Fica difícil elucidar que rumo seguirá o novo conselho da Cirenaica. Por enquanto ele põe contra as cordas um governo para o qual é cada vez mais difícil pilotar a transição líbia.

Petróleo à beira da normalidade
Com o petróleo líbio, todos os analistas acertaram, como os especialistas da petrolífera italiana Eni, otimistas, que previram há meses a recuperação da produção do cru em níveis aceitáveis. Ou os mais prudentes informadores do Barclays Capital ou JP Morgan, que advertiram sobre várias dificuldades até a reorganização do país e recomendaram prudência antes de proclamar o estado de normalidade no setor, informa Santiago Carcar, de Madri.

A verdade, mais uma vez, parece se situar na região mediana entre o otimismo e o excesso de prudência: a Líbia pós-Gaddafi recuperou a atividade petrolífera depois do conflito, mas as tensões não desapareceram. A empresa de petróleo espanhola Repsol, que em 2011 sofreu os efeitos da guerra, sabe bem disso. A companhia, com presença na Líbia desde os anos 1970 e interesses em dez blocos ou campos (oito em exploração e dois em desenvolvimento e produção), ganhou no ano passado 2,193 bilhões de euros, 53,3% a menos que em 2010, devido, entre outros motivos, ao conflito líbio e à queda da produção. Agora, indicam na companhia, a situação voltou "praticamente" à normalidade. O "praticamente" equivale a cerca de 40 mil barris de petróleo por dia. Antes do conflito, a Repsol, junto com a estatal NOC e outros sócios como a francesa Total, extraía na Líbia 340 mil barris diários. A cifra atual beira os 300 mil. Praticamente normal.
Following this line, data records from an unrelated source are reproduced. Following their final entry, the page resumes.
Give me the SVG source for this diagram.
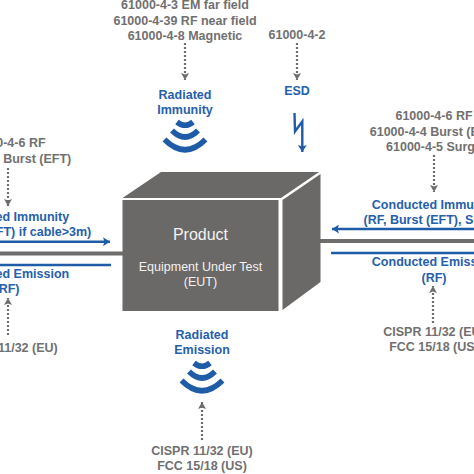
<svg xmlns="http://www.w3.org/2000/svg" width="474" height="474" viewBox="0 0 474 474">
<style>
text{font-family:"Liberation Sans",Arial,sans-serif;text-anchor:middle}
.g{font-size:12.500px;font-weight:700;fill:#717070}
.b{font-size:12.500px;font-weight:700;fill:#2560ab}
.w{fill:#f2f2f2}
.dot{fill:none;stroke:#6f6d6c;stroke-width:2.200;stroke-dasharray:2 2}
.bl{fill:none;stroke:#1f5ca8;stroke-width:2.400}
.arc{fill:none;stroke:#1f5ca8;stroke-width:5.500}
.cable{stroke:#6f6d6c;stroke-width:4;fill:none}
</style>
<defs>
<marker id="ga" markerUnits="userSpaceOnUse" markerWidth="9" markerHeight="8" refX="7" refY="4" orient="auto"><path d="M0 0L7 4L0 8L1.500 4Z" fill="#6f6d6c"/></marker>
<marker id="ba" markerUnits="userSpaceOnUse" markerWidth="9" markerHeight="9" refX="7" refY="4.500" orient="auto"><path d="M0 0L7 4.500L0 9L1.500 4.500Z" fill="#1f5ca8"/></marker>
<g id="wave"><path class="arc" d="M164.500 139.500Q185 160 205.500 139.500"/><path class="arc" d="M172 130.500Q185 143.500 198 130.500"/><path class="arc" d="M177 122Q185 128.500 193 122"/></g>
</defs>
<g id="connectors">
<path class="cable" d="M0 253.500H123"/>
<path class="cable" d="M319 241H474"/>
<path class="bl" d="M0 241.700H110" marker-end="url(#ba)"/>
<path class="bl" d="M0 265H111"/>
<path class="bl" d="M474 229H332" marker-end="url(#ba)"/>
<path class="bl" d="M331 253H474"/>
<path class="dot" d="M185 43V80" marker-end="url(#ga)"/>
<path class="dot" d="M297 43V80" marker-end="url(#ga)"/>
<path class="dot" d="M8 168V206" marker-end="url(#ga)"/>
<path class="dot" d="M434 155V192" marker-end="url(#ga)"/>
<path class="dot" d="M8 335V298" marker-end="url(#ga)"/>
<path class="dot" d="M433 323V286" marker-end="url(#ga)"/>
<path class="dot" d="M202 440V402" marker-end="url(#ga)"/>
</g>
<g id="product">
<path d="M122.500 198L161 172H319L281 198Z" fill="#6b6967"/>
<path d="M282.500 200L320.500 174V282L282.500 310Z" fill="#6b6967"/>
<rect x="122.500" y="200" width="156" height="111" fill="#6b6967"/>
<text class="w" x="200.500" y="239.500" font-size="16">Product</text>
<text class="w" x="200.500" y="271" font-size="12.500">Equipment Under Test</text>
<text class="w" x="200.500" y="286" font-size="12.500">(EUT)</text>
</g>
<g id="radiated-immunity">
<text class="g" x="185" y="9">61000-4-3 EM far field</text>
<text class="g" x="185" y="24.500">61000-4-39 RF near field</text>
<text class="g" x="185" y="40">61000-4-8 Magnetic</text>
<text class="b" x="185" y="99">Radiated</text>
<text class="b" x="185" y="114">Immunity</text>
<use href="#wave"/>
</g>
<g id="esd">
<text class="g" x="297" y="39">61000-4-2</text>
<text class="b" x="297" y="95">ESD</text>
<path class="bl" d="M294.500 113L295 131.500L302.300 121.500V152" marker-end="url(#ba)"/>
</g>
<g id="conducted-left">
<text class="g" x="7" y="147">61000-4-6 RF</text>
<text class="g" x="7" y="163">61000-4-4 Burst (EFT)</text>
<text class="b" x="7" y="221">Conducted Immunity</text>
<text class="b" x="6" y="236">(RF, Burst (EFT) if cable&gt;3m)</text>
<text class="b" x="7" y="278">Conducted Emission</text>
<text class="b" x="7" y="293">(RF)</text>
<text class="g" x="7" y="352">CISPR 11/32 (EU)</text>
</g>
<g id="conducted-right">
<text class="g" x="434" y="120">61000-4-6 RF</text>
<text class="g" x="434" y="136">61000-4-4 Burst (EFT)</text>
<text class="g" x="434" y="151">61000-4-5 Surge</text>
<text class="b" x="434" y="209">Conducted Immunity</text>
<text class="b" x="434" y="224">(RF, Burst (EFT), Surge)</text>
<text class="b" x="434" y="266">Conducted Emission</text>
<text class="b" x="434" y="282">(RF)</text>
<text class="g" x="434" y="336">CISPR 11/32 (EU)</text>
<text class="g" x="434" y="351">FCC 15/18 (US)</text>
</g>
<g id="radiated-emission">
<text class="b" x="202" y="339">Radiated</text>
<text class="b" x="202" y="354">Emission</text>
<use href="#wave" transform="translate(17 241)"/>
<text class="g" x="202" y="455">CISPR 11/32 (EU)</text>
<text class="g" x="202" y="470">FCC 15/18 (US)</text>
</g>
</svg>
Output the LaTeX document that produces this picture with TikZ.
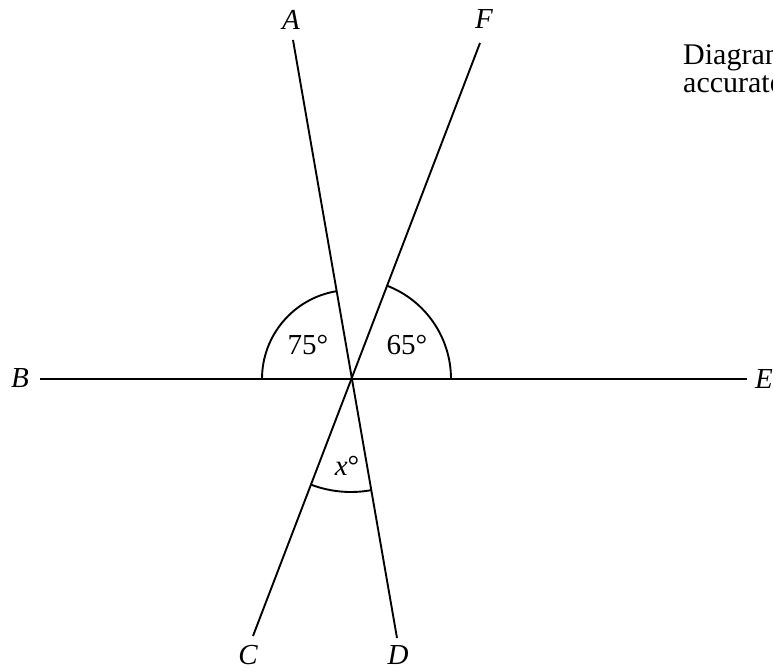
\documentclass[tikz,border=0pt]{standalone}
\usepackage{fontspec}
\setmainfont{Liberation Serif}
\begin{document}
\begin{tikzpicture}[x=1pt,y=1pt,
  ln/.style={line width=1.9pt},
  lbl/.style={font=\fontsize{29}{32}\selectfont\itshape, inner sep=0pt},
  ang/.style={font=\fontsize{29}{32}\selectfont, inner sep=0pt},
  note/.style={font=\fontsize{30}{32}\selectfont, inner sep=0pt, anchor=base west}]
\useasboundingbox (0,0) rectangle (773,671);
\clip (0,0) rectangle (773,671);
\coordinate (O) at (351,292);
\coordinate (a) at (293,631);
\coordinate (d) at (397,33);
\coordinate (f) at (480,628);
\coordinate (c) at (253,35);
\coordinate (b) at (40,292);
\coordinate (e) at (747,292);
\draw[ln] (a) -- (d);
\draw[ln] (f) -- (c);
\draw[ln] (b) -- (e);
\draw[ln] ([shift={(180:89)}]O) arc[start angle=180, end angle=99.7, radius=89];
\draw[ln] ([shift={(0:100)}]O) arc[start angle=0, end angle=69, radius=100];
\draw[ln] ([shift={(249.1:113)}]O) arc[start angle=249.1, end angle=280.1, radius=113];
\node[ang] (l75) at (308,326) {75°};
\node[ang] (l65) at (407,326) {65°};
\node[ang] (lx) at (347,205) {\textit{x}°};
\node[lbl] (A) at (291,651) {A};
\node[lbl] (F) at (484,652) {F};
\node[lbl] (B) at (20,293) {B};
\node[lbl] (E) at (764,292) {E};
\node[lbl] (C) at (248,16) {C};
\node[lbl] (D) at (398,16) {D};
\node[note] (n1) at (683,606) {Diagram NOT};
\node[note] (n2) at (683,578) {accurately drawn};
\end{tikzpicture}
\end{document}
A estabilidade da produção na Líbia, que em 2010 cobria em torno de 13% das importações espanholas de petróleo, é muito importante quando crescem as tensões em torno de outro grande produtor, o Irã. A Líbia, o terceiro produtor da África, contribui para conter uma escalada desordenada de preços em um mercado muito sensível ao problema iraniano.